TASK DESCRIPTION → Reproduce the listing below from the line with "Generate a Python" to the line with "['K$_2$', 'M', 'K$_1$', '\u0393', 'M', '\u0393', 'K$_2$']", both lines included, character for character, minus any pictures.

RECORDS PROVIDED →
= = = = =

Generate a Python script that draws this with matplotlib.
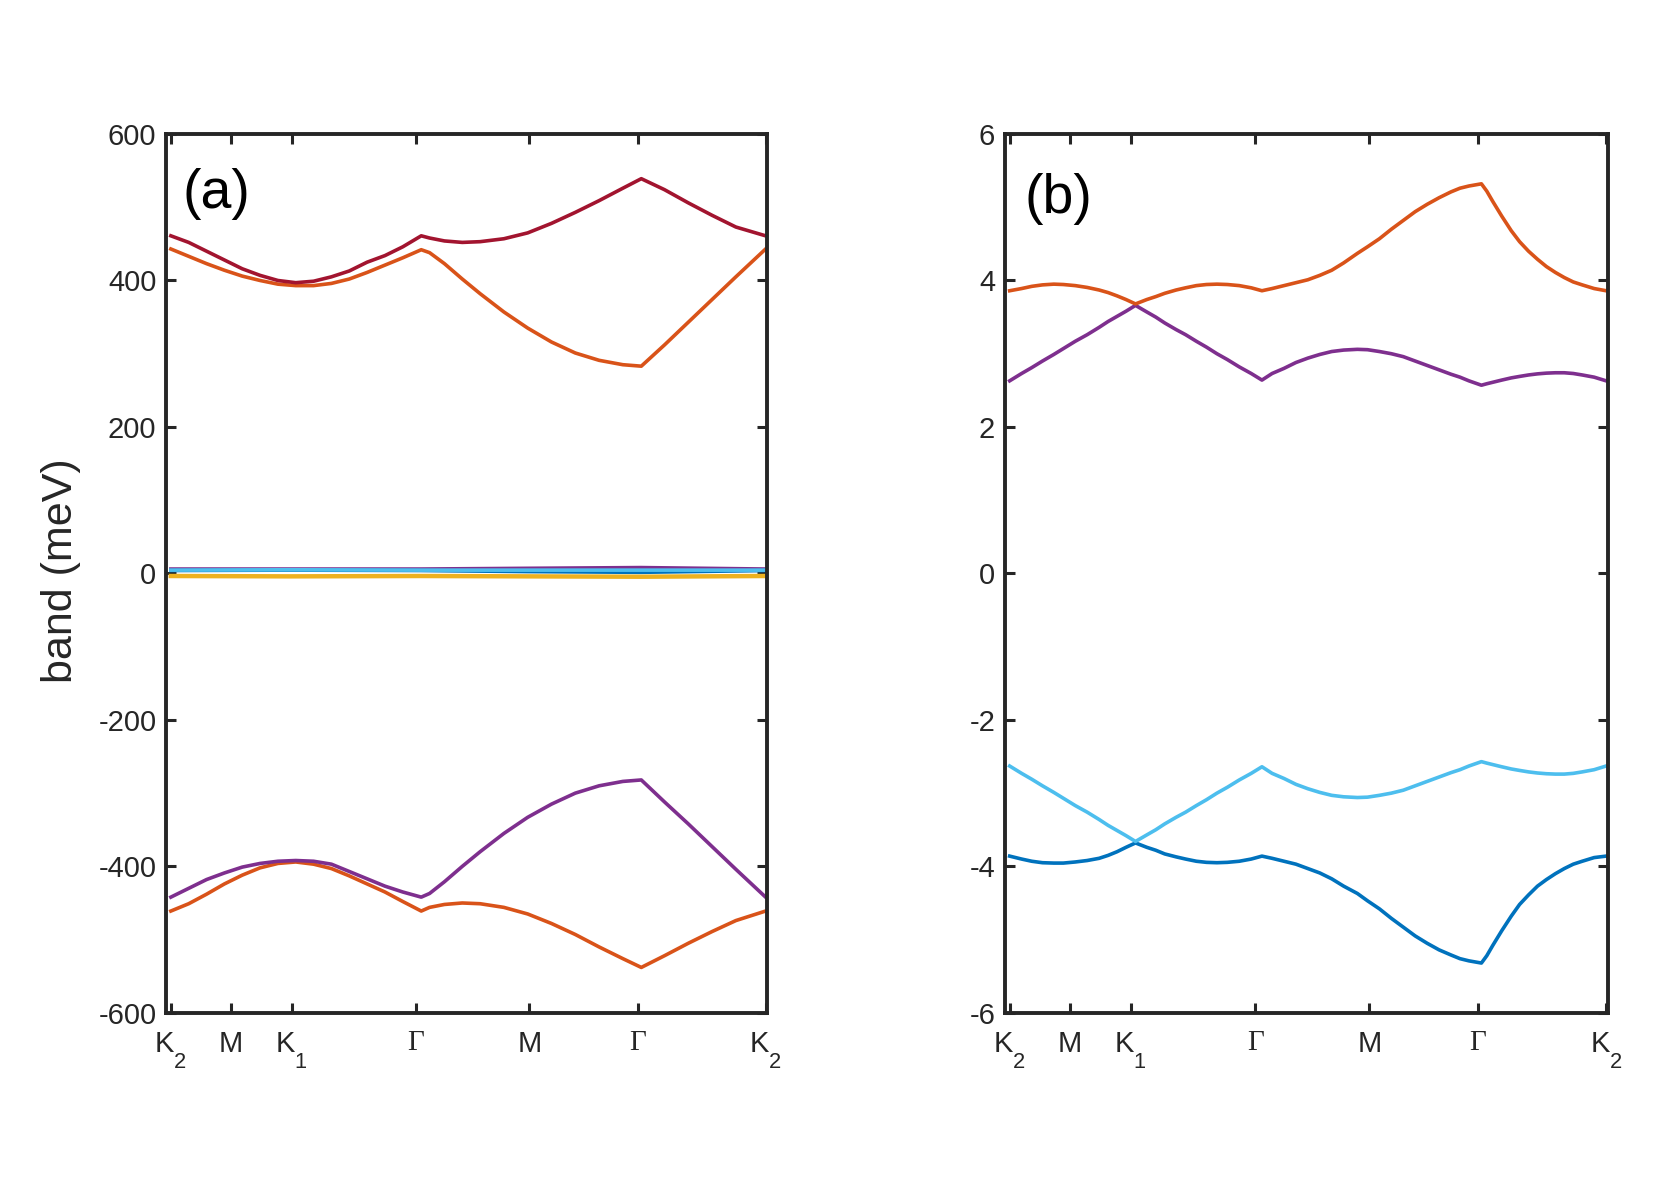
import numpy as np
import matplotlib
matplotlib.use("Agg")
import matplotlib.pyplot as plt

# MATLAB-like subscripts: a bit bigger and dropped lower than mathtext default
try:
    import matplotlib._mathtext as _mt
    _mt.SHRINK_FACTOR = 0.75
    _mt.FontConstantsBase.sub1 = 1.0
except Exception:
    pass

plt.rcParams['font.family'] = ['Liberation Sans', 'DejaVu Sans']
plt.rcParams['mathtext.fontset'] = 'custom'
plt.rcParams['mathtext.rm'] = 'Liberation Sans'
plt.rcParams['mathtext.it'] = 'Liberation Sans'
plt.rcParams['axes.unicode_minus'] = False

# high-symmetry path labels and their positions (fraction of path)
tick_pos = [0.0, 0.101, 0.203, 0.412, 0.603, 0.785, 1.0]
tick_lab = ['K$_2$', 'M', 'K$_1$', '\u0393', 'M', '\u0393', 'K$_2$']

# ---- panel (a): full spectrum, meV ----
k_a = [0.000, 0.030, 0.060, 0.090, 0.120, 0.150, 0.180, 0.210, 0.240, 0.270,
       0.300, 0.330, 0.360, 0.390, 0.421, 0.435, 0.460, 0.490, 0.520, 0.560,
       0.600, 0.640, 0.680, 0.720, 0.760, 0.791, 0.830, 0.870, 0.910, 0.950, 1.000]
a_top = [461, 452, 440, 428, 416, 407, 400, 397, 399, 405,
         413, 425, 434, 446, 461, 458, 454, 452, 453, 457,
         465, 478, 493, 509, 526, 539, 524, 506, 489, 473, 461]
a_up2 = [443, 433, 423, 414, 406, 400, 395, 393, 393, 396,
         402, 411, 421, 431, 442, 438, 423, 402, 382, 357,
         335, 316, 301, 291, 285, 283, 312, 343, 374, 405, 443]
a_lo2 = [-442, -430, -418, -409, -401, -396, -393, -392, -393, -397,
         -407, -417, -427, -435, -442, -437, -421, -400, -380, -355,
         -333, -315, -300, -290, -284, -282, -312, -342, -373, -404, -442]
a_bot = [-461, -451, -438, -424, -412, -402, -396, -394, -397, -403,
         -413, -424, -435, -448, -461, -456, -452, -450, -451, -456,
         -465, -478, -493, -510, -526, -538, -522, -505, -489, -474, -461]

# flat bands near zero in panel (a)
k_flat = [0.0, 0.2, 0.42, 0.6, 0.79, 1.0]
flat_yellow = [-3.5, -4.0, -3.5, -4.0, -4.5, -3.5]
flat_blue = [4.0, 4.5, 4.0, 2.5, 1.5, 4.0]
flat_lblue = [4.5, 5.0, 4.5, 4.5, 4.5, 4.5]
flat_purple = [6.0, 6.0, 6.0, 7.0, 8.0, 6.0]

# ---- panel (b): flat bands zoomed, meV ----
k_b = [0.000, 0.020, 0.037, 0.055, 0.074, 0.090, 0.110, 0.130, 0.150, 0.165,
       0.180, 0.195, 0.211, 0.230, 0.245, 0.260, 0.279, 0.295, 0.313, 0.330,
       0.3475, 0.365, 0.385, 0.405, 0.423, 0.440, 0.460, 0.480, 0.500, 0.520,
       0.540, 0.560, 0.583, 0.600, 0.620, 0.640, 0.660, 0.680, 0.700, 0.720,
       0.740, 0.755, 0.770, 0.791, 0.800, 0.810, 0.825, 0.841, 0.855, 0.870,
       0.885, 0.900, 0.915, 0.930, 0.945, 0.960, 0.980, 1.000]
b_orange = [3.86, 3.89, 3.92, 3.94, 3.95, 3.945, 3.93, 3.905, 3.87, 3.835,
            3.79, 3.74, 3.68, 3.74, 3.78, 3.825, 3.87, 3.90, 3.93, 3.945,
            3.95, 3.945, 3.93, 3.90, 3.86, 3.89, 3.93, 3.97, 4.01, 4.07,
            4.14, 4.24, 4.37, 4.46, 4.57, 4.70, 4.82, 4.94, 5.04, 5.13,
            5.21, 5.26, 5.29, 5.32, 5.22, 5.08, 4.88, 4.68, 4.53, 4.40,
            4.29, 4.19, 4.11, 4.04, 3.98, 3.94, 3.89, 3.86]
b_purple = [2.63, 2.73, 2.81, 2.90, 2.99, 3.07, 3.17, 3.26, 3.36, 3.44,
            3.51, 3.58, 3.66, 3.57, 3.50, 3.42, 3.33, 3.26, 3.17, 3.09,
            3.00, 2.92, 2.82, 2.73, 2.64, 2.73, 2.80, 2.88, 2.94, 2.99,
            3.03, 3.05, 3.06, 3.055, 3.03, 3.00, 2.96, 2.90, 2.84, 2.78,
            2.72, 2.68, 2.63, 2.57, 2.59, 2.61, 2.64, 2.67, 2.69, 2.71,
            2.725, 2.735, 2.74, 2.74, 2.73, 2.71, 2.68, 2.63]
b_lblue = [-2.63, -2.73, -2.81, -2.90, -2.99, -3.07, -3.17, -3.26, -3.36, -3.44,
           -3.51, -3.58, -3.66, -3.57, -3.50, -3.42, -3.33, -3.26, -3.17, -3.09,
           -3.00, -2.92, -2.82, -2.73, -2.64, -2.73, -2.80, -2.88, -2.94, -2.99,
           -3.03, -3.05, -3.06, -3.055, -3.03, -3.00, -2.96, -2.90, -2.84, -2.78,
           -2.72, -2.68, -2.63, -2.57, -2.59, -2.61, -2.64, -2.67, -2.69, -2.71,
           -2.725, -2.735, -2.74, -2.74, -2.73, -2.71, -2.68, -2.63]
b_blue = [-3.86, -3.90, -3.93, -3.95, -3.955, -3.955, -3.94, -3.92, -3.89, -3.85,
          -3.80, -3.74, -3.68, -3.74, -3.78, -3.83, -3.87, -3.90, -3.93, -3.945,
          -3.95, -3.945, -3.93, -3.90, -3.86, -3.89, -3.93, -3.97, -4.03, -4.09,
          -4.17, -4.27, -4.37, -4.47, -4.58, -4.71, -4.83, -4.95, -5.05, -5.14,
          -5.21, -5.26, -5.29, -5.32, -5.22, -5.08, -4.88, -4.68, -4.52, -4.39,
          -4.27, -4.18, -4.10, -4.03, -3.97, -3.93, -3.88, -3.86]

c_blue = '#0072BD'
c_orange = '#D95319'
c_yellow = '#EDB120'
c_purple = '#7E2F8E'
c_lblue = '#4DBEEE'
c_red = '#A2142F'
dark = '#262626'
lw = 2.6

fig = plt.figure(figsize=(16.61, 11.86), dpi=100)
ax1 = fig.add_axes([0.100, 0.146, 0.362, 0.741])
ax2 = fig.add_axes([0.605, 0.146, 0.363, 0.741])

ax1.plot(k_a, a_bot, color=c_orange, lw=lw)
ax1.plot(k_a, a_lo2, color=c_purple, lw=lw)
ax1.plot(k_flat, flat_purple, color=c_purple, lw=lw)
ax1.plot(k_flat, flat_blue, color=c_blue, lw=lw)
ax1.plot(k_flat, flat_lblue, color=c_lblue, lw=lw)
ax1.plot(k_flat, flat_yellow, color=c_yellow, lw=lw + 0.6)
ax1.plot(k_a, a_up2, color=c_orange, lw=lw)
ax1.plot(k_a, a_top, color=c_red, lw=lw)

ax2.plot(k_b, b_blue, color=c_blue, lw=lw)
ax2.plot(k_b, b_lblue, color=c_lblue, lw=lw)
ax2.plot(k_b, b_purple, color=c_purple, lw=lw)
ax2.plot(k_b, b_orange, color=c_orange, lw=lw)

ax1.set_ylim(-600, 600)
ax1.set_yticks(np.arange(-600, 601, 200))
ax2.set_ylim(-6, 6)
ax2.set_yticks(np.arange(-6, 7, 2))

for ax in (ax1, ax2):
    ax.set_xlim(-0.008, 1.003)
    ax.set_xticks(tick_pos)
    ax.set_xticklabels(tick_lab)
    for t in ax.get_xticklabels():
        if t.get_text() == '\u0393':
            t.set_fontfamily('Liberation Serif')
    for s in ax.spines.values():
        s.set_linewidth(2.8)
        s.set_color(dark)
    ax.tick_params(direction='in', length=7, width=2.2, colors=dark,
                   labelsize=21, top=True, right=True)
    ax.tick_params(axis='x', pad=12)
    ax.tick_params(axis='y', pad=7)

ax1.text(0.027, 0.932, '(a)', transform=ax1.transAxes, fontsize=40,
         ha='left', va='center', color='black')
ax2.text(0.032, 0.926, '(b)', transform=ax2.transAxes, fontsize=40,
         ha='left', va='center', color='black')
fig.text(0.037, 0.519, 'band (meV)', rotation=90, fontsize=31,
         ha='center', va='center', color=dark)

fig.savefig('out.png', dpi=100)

= = = = =

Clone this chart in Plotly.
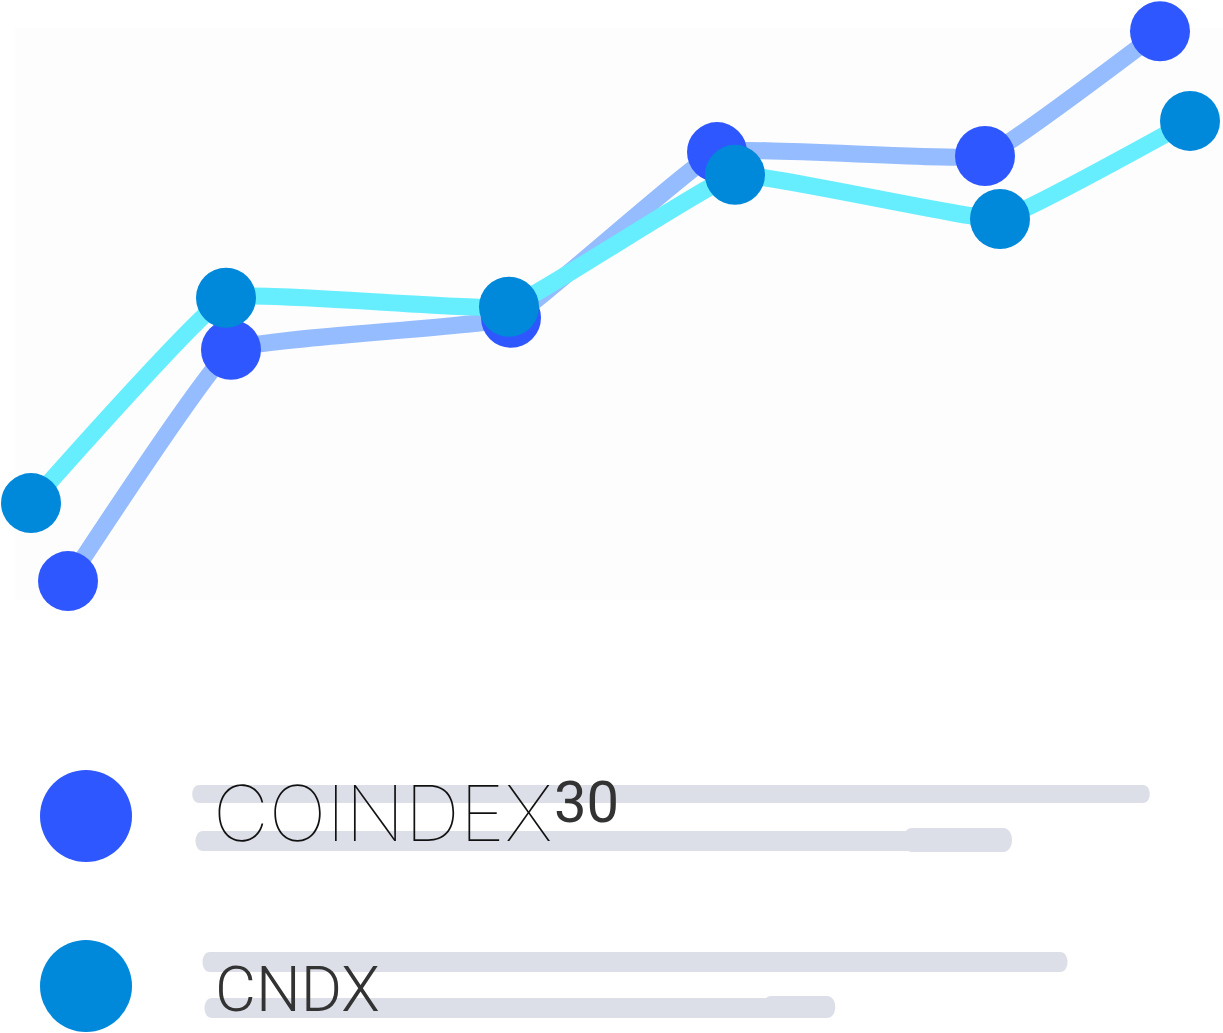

= = = = =

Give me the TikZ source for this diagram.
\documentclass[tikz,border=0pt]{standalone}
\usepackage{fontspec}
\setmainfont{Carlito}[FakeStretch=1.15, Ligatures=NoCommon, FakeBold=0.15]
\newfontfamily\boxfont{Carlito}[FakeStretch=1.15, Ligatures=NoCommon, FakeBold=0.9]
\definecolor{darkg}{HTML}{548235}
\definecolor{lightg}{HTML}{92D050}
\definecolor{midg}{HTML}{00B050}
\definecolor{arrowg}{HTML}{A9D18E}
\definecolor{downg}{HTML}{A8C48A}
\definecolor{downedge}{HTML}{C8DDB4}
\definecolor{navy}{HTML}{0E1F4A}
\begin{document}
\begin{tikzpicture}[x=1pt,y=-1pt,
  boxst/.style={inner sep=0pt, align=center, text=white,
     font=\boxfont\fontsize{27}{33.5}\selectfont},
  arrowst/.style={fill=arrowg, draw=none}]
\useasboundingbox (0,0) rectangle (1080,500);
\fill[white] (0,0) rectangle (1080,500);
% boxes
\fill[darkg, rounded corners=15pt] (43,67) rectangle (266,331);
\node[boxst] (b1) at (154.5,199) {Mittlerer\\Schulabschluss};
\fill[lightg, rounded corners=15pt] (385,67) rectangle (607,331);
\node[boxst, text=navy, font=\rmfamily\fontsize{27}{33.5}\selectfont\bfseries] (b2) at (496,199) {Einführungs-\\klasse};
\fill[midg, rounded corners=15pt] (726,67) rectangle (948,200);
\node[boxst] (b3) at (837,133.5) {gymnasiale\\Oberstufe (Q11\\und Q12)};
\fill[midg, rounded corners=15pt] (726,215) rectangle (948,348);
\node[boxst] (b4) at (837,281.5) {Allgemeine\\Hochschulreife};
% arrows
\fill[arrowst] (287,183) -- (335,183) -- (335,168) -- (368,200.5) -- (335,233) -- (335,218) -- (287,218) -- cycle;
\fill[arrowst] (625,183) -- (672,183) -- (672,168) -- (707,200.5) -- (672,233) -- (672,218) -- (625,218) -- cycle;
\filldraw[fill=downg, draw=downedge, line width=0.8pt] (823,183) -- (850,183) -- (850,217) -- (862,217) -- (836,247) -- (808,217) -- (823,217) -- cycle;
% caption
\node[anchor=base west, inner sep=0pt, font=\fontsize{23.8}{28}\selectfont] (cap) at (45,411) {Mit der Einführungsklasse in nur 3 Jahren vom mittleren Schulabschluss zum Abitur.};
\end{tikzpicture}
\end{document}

= = = = =

OUTPUT BELOW →
Generate a Python script that draws this with matplotlib.
import numpy as np
import matplotlib
matplotlib.use("Agg")
import matplotlib.pyplot as plt

# MATLAB-like subscripts: a bit bigger and dropped lower than mathtext default
try:
    import matplotlib._mathtext as _mt
    _mt.SHRINK_FACTOR = 0.75
    _mt.FontConstantsBase.sub1 = 1.0
except Exception:
    pass

plt.rcParams['font.family'] = ['Liberation Sans', 'DejaVu Sans']
plt.rcParams['mathtext.fontset'] = 'custom'
plt.rcParams['mathtext.rm'] = 'Liberation Sans'
plt.rcParams['mathtext.it'] = 'Liberation Sans'
plt.rcParams['axes.unicode_minus'] = False

# high-symmetry path labels and their positions (fraction of path)
tick_pos = [0.0, 0.101, 0.203, 0.412, 0.603, 0.785, 1.0]
tick_lab = ['K$_2$', 'M', 'K$_1$', '\u0393', 'M', '\u0393', 'K$_2$']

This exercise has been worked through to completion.